On the other hand, you can take a couple of steps back, turn around a little bit. The main thing here is that the water will stop going straight into the engine. It’ll take longer for the jet to get under the hood. Also, the force of the pressure will be lower if the water is applied at an angle (instead of direct exposure). Take this fact into account when washing your car.
Additionally, you can get some nozzles to spread the brutality of the pressure. The market offers a whole variety of nozzles, some of them equipped with an automatic water flow blocker.
Don’t Forget About The Engine Temperature
Have you heard of a phenomenon called thermal shock? It happens when two bodies with unalike temperatures touch each other. For example, water and a hot engine. As a result of such a “date”, you risk damaging the engine (not only the engine, the paint could also be affected).

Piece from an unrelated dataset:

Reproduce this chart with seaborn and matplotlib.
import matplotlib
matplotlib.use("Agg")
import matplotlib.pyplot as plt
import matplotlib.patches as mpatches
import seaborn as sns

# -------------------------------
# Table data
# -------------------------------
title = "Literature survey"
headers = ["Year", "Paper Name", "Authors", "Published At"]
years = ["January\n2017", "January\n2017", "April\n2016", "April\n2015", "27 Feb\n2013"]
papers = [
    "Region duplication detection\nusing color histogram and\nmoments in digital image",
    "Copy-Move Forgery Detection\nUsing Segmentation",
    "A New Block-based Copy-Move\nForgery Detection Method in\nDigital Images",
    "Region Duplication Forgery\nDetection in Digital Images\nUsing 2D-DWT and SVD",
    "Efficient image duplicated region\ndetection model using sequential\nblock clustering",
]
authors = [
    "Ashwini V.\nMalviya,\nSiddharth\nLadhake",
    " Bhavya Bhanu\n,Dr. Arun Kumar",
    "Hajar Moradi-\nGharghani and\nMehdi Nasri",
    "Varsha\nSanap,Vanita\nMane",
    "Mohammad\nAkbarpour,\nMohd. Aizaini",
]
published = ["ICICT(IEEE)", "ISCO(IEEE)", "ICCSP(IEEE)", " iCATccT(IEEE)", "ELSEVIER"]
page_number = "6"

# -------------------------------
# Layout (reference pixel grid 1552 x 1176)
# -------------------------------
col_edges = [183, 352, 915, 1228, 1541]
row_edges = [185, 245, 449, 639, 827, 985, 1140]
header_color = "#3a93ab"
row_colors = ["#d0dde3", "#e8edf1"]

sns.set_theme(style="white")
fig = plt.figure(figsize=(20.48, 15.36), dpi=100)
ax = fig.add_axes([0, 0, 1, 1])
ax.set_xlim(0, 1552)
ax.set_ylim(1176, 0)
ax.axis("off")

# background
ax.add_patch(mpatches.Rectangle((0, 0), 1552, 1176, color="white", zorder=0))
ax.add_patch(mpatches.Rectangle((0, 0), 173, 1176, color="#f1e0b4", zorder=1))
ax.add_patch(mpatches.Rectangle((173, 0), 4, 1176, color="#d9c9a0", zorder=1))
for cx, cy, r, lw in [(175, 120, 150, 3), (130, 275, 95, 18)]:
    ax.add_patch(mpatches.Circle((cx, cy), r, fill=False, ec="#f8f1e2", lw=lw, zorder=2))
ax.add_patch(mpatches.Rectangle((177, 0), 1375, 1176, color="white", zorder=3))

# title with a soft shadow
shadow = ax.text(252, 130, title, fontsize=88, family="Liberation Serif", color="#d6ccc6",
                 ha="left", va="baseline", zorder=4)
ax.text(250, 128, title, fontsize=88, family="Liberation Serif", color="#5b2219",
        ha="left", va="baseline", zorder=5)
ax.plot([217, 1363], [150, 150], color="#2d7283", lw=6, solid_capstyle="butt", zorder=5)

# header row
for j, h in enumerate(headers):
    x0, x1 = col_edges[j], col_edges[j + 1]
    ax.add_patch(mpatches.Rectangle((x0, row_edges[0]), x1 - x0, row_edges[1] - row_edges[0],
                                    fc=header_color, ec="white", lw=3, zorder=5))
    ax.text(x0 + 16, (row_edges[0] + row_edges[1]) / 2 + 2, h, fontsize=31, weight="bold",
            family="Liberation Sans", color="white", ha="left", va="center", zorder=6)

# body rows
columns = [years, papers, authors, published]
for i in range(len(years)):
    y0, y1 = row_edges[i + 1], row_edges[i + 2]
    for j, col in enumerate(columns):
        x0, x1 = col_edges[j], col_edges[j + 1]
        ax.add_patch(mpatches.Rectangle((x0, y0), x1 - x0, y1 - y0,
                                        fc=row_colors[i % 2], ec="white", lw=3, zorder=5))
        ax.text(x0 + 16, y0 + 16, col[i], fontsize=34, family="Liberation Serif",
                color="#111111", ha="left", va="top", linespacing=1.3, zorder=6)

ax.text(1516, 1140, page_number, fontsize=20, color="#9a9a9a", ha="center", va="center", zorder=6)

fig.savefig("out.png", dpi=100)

Remember how unpleasant it is to leave a warm house and go outside in cold winter. Now imagine that you have to jump into the freezing water. Approximately the same shock is felt by the car engine. But much worse… because it didn’t go through many years of evolution as a human being.

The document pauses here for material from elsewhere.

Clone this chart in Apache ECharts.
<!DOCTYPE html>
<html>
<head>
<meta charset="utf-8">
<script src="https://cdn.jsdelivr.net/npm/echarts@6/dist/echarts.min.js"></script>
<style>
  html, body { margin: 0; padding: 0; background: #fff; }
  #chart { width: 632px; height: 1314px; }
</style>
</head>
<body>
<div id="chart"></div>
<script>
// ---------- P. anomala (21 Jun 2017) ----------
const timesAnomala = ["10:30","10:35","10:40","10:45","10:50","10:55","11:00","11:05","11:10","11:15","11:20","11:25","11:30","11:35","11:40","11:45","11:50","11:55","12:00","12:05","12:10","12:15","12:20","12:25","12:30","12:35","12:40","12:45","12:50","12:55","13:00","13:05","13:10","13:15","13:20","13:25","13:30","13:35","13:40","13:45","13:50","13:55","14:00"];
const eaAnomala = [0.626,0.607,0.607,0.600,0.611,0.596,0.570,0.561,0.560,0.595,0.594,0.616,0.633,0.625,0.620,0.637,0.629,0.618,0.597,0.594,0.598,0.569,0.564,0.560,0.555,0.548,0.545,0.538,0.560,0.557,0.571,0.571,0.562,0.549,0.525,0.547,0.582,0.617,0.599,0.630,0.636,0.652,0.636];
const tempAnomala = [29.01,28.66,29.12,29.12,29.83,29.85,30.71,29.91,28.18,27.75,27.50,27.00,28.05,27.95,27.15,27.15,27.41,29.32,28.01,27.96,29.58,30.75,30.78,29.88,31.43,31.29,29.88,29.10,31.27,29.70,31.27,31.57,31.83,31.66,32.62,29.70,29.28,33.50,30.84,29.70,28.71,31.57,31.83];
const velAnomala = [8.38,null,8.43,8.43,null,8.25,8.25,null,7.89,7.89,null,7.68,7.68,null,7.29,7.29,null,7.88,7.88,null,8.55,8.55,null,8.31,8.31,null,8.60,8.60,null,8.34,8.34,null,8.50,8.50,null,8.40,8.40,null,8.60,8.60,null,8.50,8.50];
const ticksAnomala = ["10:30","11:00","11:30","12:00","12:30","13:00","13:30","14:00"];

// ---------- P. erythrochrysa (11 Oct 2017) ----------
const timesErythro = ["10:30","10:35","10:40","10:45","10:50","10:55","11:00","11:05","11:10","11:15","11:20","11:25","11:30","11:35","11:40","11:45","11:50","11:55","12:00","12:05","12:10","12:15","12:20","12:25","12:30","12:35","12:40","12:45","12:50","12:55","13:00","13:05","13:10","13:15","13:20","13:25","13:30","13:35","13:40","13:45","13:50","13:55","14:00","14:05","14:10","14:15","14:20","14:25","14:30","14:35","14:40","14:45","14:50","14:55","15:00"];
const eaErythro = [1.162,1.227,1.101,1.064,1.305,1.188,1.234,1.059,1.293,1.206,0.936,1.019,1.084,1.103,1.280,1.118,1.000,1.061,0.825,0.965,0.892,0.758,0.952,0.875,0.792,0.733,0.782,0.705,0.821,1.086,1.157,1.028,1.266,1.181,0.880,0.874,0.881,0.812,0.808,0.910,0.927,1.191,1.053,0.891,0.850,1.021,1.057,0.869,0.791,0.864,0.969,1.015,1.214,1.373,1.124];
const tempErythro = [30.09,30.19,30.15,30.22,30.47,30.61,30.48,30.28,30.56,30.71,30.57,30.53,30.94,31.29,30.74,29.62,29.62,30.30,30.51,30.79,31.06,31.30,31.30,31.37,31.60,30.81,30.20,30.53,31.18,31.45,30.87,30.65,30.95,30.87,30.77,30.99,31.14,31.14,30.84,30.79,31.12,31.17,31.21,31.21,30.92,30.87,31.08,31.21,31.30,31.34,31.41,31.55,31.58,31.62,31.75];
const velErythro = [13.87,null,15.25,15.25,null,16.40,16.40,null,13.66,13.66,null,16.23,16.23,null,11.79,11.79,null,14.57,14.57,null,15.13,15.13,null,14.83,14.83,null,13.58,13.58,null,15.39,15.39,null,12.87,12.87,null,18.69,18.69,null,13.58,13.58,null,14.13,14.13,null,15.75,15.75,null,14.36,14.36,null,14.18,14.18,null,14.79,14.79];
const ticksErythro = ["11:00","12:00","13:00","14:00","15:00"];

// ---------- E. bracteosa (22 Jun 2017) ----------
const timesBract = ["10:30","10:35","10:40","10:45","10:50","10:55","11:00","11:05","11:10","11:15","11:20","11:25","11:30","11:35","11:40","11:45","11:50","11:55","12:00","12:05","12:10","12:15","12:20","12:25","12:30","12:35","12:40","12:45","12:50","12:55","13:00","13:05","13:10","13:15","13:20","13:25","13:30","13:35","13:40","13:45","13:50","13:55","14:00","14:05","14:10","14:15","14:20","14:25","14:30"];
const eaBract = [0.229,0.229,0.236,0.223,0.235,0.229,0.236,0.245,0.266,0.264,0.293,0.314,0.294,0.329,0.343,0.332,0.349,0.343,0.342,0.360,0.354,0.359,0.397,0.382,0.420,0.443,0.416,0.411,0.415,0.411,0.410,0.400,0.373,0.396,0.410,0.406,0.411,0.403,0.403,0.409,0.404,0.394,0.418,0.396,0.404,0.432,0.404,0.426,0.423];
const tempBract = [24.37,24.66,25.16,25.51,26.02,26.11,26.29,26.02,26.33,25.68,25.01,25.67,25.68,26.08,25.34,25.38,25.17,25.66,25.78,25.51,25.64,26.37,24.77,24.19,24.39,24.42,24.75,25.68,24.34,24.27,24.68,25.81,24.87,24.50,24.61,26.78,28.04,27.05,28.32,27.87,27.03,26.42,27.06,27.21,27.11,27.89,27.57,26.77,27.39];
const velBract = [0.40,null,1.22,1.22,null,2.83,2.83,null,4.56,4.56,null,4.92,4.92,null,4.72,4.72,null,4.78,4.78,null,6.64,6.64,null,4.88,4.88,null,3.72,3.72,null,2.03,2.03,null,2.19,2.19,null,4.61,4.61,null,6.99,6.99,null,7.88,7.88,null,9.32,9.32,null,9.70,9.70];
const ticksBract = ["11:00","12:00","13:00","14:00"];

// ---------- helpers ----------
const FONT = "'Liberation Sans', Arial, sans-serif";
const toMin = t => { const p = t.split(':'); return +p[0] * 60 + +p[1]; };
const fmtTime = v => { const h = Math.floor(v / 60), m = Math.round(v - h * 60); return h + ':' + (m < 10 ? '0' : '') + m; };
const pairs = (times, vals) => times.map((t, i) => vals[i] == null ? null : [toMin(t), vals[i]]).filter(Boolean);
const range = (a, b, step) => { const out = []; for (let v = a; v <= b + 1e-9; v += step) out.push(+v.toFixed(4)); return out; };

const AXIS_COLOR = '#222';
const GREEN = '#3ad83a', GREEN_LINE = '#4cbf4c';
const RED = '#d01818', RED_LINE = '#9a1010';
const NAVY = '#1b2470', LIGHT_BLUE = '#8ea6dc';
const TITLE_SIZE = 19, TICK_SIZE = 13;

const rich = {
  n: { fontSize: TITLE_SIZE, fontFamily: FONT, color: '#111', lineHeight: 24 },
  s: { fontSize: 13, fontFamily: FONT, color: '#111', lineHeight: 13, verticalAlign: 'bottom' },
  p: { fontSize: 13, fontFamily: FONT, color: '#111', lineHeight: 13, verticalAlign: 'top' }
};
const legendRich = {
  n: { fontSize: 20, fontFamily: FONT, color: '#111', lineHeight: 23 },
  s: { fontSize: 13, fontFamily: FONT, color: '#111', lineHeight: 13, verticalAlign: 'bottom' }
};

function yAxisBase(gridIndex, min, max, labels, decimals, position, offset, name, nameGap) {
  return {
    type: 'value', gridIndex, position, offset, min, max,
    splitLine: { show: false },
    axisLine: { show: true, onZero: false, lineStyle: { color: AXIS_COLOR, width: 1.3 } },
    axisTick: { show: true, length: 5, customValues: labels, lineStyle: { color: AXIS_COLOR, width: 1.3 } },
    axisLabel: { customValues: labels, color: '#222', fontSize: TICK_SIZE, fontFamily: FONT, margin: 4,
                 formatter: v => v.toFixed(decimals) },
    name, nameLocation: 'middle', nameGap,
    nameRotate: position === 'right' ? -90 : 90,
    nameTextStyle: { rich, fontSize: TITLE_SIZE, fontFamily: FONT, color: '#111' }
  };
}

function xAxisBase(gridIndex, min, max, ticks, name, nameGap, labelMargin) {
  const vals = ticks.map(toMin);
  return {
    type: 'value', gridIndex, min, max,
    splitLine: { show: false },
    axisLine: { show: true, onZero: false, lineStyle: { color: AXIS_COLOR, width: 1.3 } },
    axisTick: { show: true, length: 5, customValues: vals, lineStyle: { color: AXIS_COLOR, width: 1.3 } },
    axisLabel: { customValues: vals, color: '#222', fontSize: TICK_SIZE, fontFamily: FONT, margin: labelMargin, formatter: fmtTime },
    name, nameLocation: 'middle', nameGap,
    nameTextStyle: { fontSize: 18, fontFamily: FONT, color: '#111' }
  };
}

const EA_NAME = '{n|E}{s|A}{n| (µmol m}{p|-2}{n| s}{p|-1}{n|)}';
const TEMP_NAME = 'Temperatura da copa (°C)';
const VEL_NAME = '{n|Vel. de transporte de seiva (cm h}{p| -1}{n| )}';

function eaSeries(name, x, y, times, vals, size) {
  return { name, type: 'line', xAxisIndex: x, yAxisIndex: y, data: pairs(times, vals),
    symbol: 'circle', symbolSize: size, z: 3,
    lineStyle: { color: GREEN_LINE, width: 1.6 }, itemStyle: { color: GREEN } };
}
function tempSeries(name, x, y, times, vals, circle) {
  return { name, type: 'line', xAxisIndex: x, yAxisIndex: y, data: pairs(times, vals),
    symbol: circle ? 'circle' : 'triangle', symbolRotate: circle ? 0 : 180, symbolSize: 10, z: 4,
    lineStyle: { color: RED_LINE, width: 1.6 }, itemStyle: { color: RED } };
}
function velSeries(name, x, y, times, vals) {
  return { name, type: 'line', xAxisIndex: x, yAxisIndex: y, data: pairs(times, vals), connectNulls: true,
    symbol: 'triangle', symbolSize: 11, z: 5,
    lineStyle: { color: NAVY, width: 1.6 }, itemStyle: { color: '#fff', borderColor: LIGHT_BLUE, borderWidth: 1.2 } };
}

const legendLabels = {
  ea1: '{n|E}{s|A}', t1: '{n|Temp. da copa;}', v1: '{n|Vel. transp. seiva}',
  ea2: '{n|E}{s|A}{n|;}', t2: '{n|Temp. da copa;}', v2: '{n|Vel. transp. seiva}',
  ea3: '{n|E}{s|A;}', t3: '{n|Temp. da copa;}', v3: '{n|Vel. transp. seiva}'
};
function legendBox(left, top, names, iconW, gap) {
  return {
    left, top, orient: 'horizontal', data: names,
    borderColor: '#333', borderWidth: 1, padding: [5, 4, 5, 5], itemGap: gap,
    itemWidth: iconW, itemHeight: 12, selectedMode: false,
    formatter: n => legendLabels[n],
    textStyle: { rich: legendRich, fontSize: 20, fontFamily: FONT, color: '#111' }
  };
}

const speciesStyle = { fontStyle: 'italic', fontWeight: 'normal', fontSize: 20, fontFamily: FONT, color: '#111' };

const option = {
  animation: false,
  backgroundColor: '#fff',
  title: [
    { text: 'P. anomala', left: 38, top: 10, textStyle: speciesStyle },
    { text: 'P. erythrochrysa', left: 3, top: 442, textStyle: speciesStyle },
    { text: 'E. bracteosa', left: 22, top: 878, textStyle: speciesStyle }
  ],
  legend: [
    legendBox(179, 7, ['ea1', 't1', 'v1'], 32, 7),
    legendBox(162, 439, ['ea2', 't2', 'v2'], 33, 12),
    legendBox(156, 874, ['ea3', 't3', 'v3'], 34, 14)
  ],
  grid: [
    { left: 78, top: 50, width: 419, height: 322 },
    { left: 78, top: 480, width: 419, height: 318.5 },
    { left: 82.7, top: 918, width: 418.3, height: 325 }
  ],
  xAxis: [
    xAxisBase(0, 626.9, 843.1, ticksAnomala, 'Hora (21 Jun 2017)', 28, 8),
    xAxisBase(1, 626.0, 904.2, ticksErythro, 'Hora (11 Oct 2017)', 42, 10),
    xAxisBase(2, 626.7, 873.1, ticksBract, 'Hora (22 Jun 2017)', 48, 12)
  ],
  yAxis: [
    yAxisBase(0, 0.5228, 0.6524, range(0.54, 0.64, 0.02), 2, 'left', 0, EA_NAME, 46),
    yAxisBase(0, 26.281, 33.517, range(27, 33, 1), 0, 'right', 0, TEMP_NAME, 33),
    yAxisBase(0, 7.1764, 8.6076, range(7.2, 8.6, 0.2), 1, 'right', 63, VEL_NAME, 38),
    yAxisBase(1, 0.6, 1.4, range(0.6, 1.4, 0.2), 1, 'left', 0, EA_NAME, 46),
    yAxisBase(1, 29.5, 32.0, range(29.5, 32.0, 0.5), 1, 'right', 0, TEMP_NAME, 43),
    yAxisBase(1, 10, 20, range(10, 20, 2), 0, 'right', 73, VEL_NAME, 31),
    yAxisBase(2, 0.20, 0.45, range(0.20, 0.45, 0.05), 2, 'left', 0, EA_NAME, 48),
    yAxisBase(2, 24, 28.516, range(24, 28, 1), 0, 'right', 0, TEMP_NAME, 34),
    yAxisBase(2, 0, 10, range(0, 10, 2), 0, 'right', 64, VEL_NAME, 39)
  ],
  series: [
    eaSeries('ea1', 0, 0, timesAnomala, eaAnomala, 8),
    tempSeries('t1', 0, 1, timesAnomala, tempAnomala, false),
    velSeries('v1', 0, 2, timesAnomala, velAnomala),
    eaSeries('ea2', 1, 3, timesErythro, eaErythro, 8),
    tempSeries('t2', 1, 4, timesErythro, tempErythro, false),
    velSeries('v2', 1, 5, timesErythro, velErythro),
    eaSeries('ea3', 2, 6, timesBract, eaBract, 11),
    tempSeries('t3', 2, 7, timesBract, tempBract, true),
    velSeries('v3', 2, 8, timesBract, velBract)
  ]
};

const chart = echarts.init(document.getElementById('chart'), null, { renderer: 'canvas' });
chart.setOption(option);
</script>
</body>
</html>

To wash your car with a hood scoop safely, make sure you haven’t used the vehicle for at least a couple of hours. That way, the engine temperature will be about the same as the water temperature during the wash.
If you have used the car, give it some time to cool down. This is especially true in the summer, when the car gets extra heat from the sun and dry air.
Another important parameter not to forget. For summer washes use hot water; as for the winter, you better stick with moderately hot water (to avoid the shock mentioned above)
In general, the water temperature should not be very different from the ambient temperature. Try to use water that is 85°F to 105°F. If you don’t have a way to measure the temperature, rely on your senses. Touch the body of the car, or the engine if the car hasn’t been used for a while. After that, fill a bucket with water and dip your hand into it. The temperature sensation should either be the same or very similar. If you can’t keep your hand in the bucket of water for longer than 5 seconds, then it is too hot.
Dry The Engine Compartment Afterward
You’ve washed the car, checked whether it’s clean, and dried the body. Now it’s time to lift the hood and dry the engine bay. Use a thick and soft microfiber to remove excess water from the engine compartment. Pay special attention to the filters and the area near the battery. This is where water sneaks most often. Then go over the back of the hood scoop with a rag to remove any residual water.
While a little extra liquid won’t hurt the engine right away, water can accelerate chemical processes. The most unpleasant of these is corrosion. Therefore, make sure to dry the engine compartment thoroughly. Because corrosion is not a risk you are willing to take.
Cover The Hood Scoop
If you want to minimize the amount of water entering the engine compartment, simply close the orifices in the hood scoop. This can be accomplished by several methods.
If you care about the engine but don’t want to deal with all this waterproof stuff, there is a way for you. It’s called waterless wash.
Consider a Waterless Wash
Innovations in the world of detailing make life easier. A waterless wash is a special type of washing that does not require water. The essence of the method is to apply special cleaning chemicals to the car body. They are usually sold either as a spray or as a concentrate. There are many products with very different compositions and additives, but their one essence is the same — cleaning without water.
Of course, if there is no water, you have no chance of getting the engine wet. The advantage of this method is the increased safety of the engine. If you live in a place without permanent access to water, high-pressure washers, and other equipment, then this method is a no-brainer for you.
To perform a waterless wash, you’ll need a сleaning formulation and a few thick, soft microfiber cloths. After applying the product to the car, all you need to do is wipe it off with a microfiber. No risk to the engine.
What If Water Leaks Into The Engine Compartment?
Nothing will happen to the engine if a little water gets under the hood. It often happens even with cars without an air intake. For example, when it rains. Most car components can handle water, so water under the hood is not a big problem.
However, too much water can cause such a phenomenon as hydrolock. Simply put, water getting into the engine stops the pistons from moving. That’s why it’s not advisable to lift the hood during a wash.